=== THE DATA ===
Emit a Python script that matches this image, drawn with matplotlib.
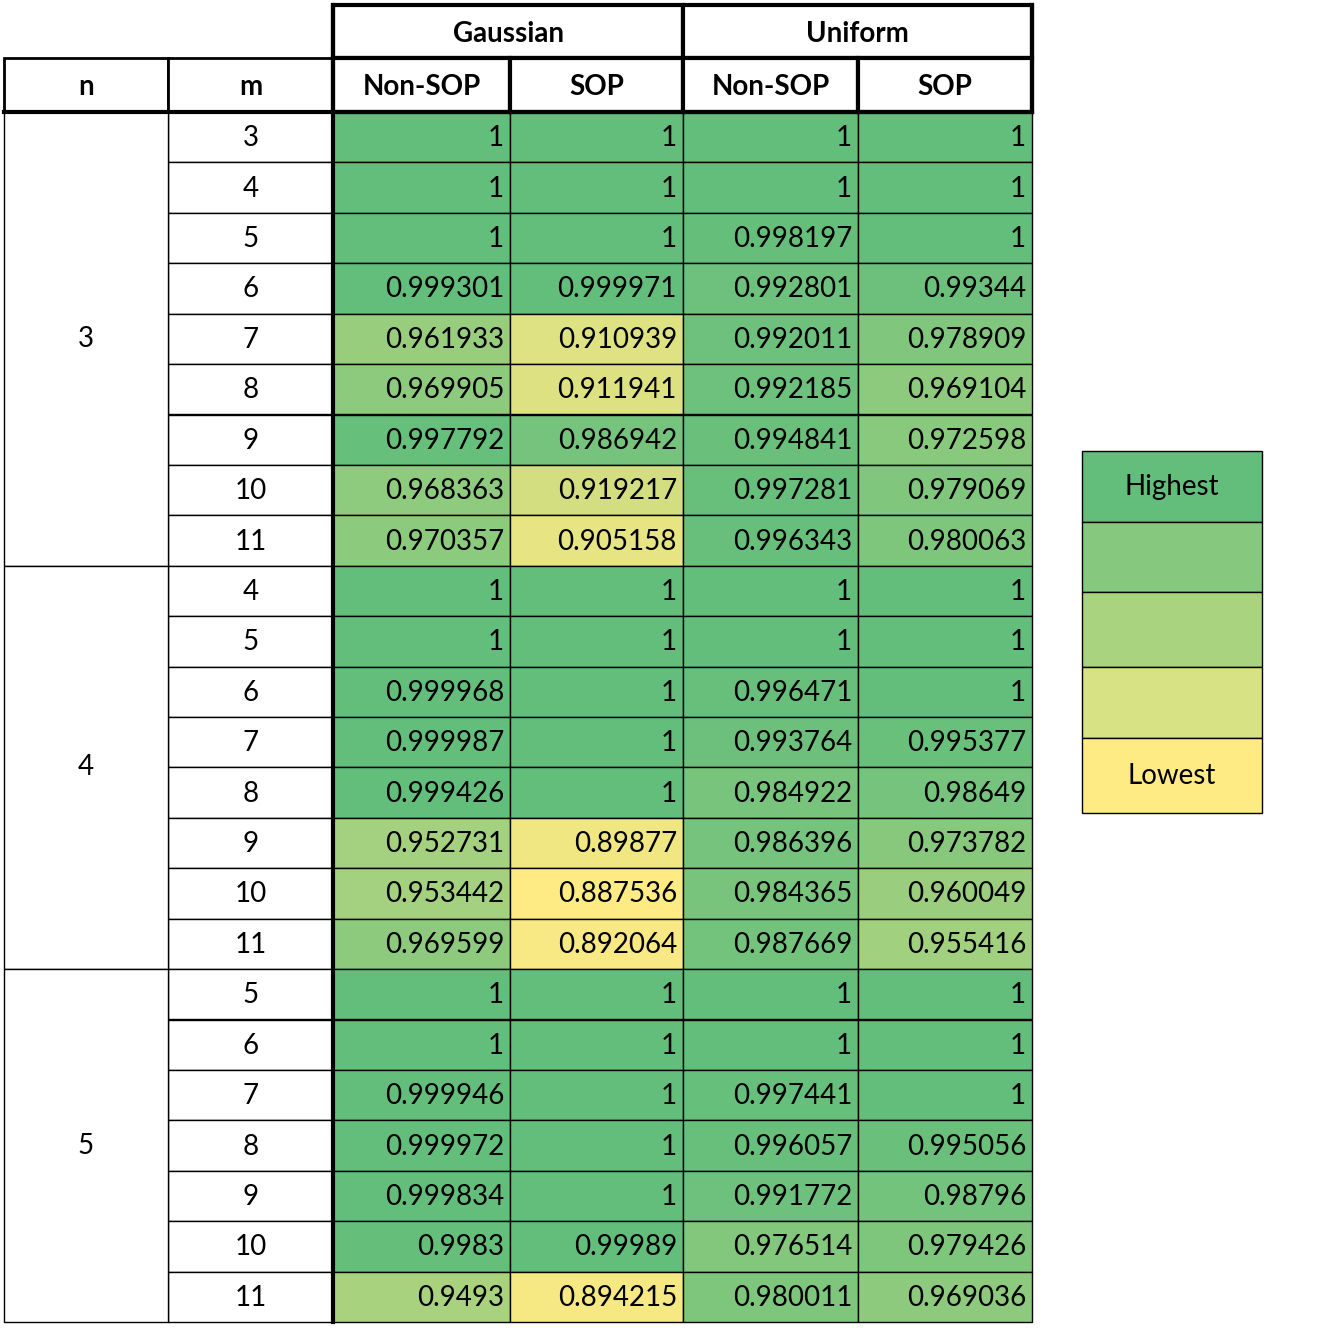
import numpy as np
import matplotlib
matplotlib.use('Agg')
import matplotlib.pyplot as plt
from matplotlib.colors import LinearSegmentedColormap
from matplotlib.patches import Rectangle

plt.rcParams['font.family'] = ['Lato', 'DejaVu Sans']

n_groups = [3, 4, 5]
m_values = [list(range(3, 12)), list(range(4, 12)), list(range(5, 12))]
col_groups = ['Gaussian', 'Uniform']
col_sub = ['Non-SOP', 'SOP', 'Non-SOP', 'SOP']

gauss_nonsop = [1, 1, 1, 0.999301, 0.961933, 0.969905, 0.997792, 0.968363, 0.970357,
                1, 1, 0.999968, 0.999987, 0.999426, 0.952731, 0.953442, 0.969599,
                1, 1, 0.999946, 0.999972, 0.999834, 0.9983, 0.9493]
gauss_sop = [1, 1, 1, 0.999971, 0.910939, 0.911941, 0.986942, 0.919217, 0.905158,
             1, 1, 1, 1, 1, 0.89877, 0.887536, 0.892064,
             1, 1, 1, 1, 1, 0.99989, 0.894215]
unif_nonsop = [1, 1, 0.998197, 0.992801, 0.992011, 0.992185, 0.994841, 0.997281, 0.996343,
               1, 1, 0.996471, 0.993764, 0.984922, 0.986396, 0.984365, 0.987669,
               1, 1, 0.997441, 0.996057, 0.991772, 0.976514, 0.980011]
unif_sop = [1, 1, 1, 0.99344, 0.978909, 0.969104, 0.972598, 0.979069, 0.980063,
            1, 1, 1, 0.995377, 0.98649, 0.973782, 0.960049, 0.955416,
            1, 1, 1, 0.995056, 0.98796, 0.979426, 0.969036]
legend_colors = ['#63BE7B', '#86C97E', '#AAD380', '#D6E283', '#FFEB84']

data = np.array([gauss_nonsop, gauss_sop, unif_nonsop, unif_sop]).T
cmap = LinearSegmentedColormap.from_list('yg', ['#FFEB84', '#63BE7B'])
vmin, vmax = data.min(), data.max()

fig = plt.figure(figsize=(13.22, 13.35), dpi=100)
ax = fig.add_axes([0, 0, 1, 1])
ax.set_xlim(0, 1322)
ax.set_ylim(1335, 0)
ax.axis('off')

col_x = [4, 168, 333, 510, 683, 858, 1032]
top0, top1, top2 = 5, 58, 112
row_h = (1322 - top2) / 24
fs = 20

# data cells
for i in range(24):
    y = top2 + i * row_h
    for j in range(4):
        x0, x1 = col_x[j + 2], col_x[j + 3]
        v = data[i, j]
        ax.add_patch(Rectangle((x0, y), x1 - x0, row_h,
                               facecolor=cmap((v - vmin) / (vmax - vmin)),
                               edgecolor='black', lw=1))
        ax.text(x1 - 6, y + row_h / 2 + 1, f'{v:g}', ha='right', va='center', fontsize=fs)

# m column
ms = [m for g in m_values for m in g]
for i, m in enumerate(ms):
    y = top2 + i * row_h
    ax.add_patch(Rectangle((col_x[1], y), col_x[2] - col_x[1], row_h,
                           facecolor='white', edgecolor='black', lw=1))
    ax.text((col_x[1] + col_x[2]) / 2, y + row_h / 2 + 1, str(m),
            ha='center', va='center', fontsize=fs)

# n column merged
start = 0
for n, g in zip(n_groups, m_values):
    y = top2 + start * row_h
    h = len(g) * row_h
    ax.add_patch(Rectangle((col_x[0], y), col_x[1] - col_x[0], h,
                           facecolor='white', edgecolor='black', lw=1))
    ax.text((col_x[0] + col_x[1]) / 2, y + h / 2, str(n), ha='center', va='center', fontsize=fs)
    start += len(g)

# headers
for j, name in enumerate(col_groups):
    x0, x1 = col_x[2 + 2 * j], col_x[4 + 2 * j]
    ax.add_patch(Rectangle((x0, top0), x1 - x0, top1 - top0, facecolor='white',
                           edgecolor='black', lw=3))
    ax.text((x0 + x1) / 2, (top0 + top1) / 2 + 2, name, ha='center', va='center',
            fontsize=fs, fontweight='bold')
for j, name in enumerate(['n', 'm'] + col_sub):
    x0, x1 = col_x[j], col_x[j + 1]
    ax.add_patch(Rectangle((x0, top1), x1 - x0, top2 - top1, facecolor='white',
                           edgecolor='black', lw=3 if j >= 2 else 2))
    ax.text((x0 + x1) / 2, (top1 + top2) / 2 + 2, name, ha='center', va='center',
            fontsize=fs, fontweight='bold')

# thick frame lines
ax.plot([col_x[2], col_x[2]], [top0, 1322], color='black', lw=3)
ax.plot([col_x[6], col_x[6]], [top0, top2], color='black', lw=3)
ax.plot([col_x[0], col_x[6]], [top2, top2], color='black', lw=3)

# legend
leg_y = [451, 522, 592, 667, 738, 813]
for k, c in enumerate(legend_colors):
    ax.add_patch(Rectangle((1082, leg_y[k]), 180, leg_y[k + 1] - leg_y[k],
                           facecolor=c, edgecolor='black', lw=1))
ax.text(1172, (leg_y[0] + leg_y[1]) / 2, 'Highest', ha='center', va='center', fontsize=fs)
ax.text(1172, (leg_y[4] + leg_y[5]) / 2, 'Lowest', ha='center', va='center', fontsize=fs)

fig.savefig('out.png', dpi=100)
===
=== THE DATA ===
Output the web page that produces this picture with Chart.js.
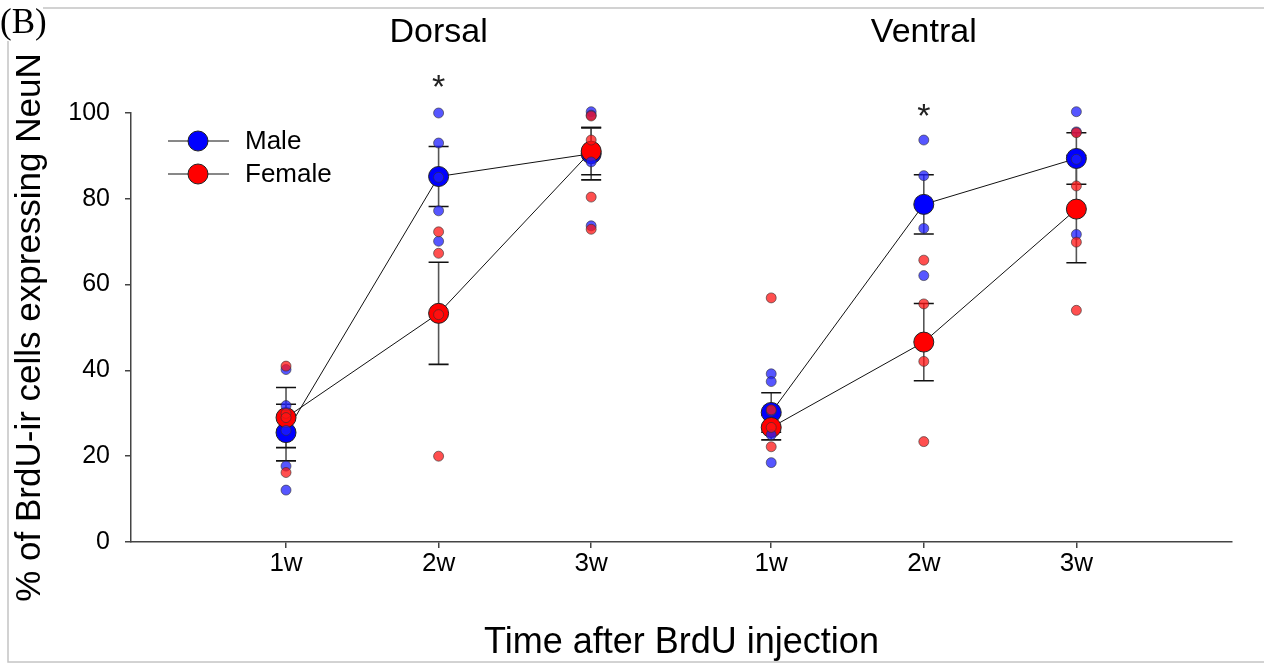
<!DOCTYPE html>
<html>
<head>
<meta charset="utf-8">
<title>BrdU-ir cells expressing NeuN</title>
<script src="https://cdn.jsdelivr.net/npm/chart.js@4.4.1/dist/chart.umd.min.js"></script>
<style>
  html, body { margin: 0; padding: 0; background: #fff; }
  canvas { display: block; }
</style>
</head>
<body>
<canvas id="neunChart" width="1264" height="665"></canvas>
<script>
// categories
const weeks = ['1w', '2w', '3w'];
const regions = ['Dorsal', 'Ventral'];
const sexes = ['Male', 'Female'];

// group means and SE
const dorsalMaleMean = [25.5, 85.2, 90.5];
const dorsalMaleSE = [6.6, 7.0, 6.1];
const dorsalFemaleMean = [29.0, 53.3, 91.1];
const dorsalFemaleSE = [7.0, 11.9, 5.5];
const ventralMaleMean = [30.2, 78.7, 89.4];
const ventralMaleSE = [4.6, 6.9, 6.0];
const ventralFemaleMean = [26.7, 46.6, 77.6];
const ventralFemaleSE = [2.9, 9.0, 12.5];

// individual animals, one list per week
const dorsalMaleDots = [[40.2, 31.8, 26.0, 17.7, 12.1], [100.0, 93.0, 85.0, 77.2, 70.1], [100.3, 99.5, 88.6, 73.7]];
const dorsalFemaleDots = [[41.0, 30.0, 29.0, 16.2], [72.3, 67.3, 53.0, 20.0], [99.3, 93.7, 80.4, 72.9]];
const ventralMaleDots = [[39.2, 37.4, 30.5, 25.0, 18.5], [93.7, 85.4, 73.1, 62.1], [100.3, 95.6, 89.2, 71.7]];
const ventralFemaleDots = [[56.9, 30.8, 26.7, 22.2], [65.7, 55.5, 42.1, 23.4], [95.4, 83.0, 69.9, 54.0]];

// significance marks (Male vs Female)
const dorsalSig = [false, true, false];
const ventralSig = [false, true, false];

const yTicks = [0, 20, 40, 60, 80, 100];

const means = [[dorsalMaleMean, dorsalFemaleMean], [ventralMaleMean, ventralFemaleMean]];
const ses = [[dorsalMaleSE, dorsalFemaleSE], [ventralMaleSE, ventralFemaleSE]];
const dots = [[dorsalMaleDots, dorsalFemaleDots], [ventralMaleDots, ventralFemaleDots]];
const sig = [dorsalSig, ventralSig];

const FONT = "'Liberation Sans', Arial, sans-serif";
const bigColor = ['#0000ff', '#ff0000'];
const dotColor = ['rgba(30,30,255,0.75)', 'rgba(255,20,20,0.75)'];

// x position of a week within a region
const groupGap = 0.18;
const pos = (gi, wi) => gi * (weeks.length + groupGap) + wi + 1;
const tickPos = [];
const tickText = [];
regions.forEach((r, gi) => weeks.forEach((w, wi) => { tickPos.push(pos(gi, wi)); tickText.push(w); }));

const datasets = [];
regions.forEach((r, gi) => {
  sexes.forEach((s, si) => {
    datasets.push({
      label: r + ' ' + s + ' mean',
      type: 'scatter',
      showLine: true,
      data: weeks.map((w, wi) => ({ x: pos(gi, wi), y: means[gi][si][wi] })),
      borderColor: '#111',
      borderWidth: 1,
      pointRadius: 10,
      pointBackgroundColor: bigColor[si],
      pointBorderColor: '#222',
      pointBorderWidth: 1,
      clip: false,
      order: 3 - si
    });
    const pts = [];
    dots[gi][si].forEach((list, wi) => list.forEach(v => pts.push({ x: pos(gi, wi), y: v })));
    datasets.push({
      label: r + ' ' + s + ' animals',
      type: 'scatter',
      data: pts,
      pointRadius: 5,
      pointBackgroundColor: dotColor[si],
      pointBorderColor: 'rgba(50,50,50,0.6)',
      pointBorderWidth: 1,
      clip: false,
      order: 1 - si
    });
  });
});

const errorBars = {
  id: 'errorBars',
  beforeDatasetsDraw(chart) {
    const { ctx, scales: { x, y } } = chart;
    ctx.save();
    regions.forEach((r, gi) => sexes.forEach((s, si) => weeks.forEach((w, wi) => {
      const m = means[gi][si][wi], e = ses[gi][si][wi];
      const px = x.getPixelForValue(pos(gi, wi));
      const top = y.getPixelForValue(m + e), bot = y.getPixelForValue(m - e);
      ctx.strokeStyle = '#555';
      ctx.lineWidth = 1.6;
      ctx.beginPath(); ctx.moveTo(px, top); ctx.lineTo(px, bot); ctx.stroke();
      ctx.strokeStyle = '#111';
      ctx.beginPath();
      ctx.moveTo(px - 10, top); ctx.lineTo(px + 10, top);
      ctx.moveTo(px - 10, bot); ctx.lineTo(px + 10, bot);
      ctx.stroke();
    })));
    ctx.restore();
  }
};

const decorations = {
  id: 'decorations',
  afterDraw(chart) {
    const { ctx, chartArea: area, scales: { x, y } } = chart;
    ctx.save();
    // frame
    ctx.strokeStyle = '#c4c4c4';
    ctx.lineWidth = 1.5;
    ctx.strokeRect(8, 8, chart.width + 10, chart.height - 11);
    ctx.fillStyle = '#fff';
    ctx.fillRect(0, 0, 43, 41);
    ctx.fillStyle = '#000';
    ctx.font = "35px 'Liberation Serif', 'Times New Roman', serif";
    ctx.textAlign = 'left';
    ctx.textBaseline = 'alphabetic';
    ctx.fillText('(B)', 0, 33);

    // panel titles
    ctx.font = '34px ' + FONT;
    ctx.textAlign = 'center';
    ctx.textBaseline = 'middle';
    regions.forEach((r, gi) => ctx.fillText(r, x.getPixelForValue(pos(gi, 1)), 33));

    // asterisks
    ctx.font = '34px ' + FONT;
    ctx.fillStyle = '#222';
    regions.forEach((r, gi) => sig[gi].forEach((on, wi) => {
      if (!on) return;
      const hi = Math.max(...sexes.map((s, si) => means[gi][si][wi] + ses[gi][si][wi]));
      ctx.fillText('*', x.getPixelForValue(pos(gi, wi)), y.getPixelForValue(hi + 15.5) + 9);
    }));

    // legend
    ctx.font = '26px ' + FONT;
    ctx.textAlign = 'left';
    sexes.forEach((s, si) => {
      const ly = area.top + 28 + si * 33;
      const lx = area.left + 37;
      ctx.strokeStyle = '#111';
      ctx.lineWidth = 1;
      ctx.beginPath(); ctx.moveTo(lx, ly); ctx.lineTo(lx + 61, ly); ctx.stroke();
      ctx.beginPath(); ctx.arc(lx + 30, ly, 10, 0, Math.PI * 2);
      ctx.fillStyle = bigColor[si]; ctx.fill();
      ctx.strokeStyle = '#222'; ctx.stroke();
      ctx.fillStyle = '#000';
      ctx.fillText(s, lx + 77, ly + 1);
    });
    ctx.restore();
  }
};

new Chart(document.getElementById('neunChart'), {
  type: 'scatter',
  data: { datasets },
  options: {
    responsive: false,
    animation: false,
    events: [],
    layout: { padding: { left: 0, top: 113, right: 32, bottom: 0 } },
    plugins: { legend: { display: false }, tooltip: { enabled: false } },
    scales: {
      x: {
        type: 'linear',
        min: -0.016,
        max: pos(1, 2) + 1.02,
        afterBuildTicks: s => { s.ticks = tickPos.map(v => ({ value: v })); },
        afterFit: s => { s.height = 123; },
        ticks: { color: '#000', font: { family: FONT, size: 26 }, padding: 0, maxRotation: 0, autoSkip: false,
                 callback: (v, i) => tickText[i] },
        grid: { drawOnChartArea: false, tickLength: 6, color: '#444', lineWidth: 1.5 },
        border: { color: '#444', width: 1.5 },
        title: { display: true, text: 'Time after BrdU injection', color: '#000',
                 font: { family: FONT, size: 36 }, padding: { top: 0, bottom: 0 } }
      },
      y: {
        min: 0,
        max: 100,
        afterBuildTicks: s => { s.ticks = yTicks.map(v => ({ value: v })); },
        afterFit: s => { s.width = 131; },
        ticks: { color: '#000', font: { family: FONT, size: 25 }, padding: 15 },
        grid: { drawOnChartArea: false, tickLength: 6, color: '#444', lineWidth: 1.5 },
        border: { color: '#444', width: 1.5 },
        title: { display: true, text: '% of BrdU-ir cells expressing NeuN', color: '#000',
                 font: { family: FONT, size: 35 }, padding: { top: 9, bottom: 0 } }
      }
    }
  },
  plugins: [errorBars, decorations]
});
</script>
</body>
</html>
===
| WHAT TO DO |
From the entries above, copy exactly the lines starting at the one with "Output the web" and stopping at the one with "const sexes = ['Male', 'Female'];", keeping both ends. Drop the pictures.

| RESULT FOR THIS TASK |
Output the web page that produces this picture with Chart.js.
<!DOCTYPE html>
<html>
<head>
<meta charset="utf-8">
<title>BrdU-ir cells expressing NeuN</title>
<script src="https://cdn.jsdelivr.net/npm/chart.js@4.4.1/dist/chart.umd.min.js"></script>
<style>
  html, body { margin: 0; padding: 0; background: #fff; }
  canvas { display: block; }
</style>
</head>
<body>
<canvas id="neunChart" width="1264" height="665"></canvas>
<script>
// categories
const weeks = ['1w', '2w', '3w'];
const regions = ['Dorsal', 'Ventral'];
const sexes = ['Male', 'Female'];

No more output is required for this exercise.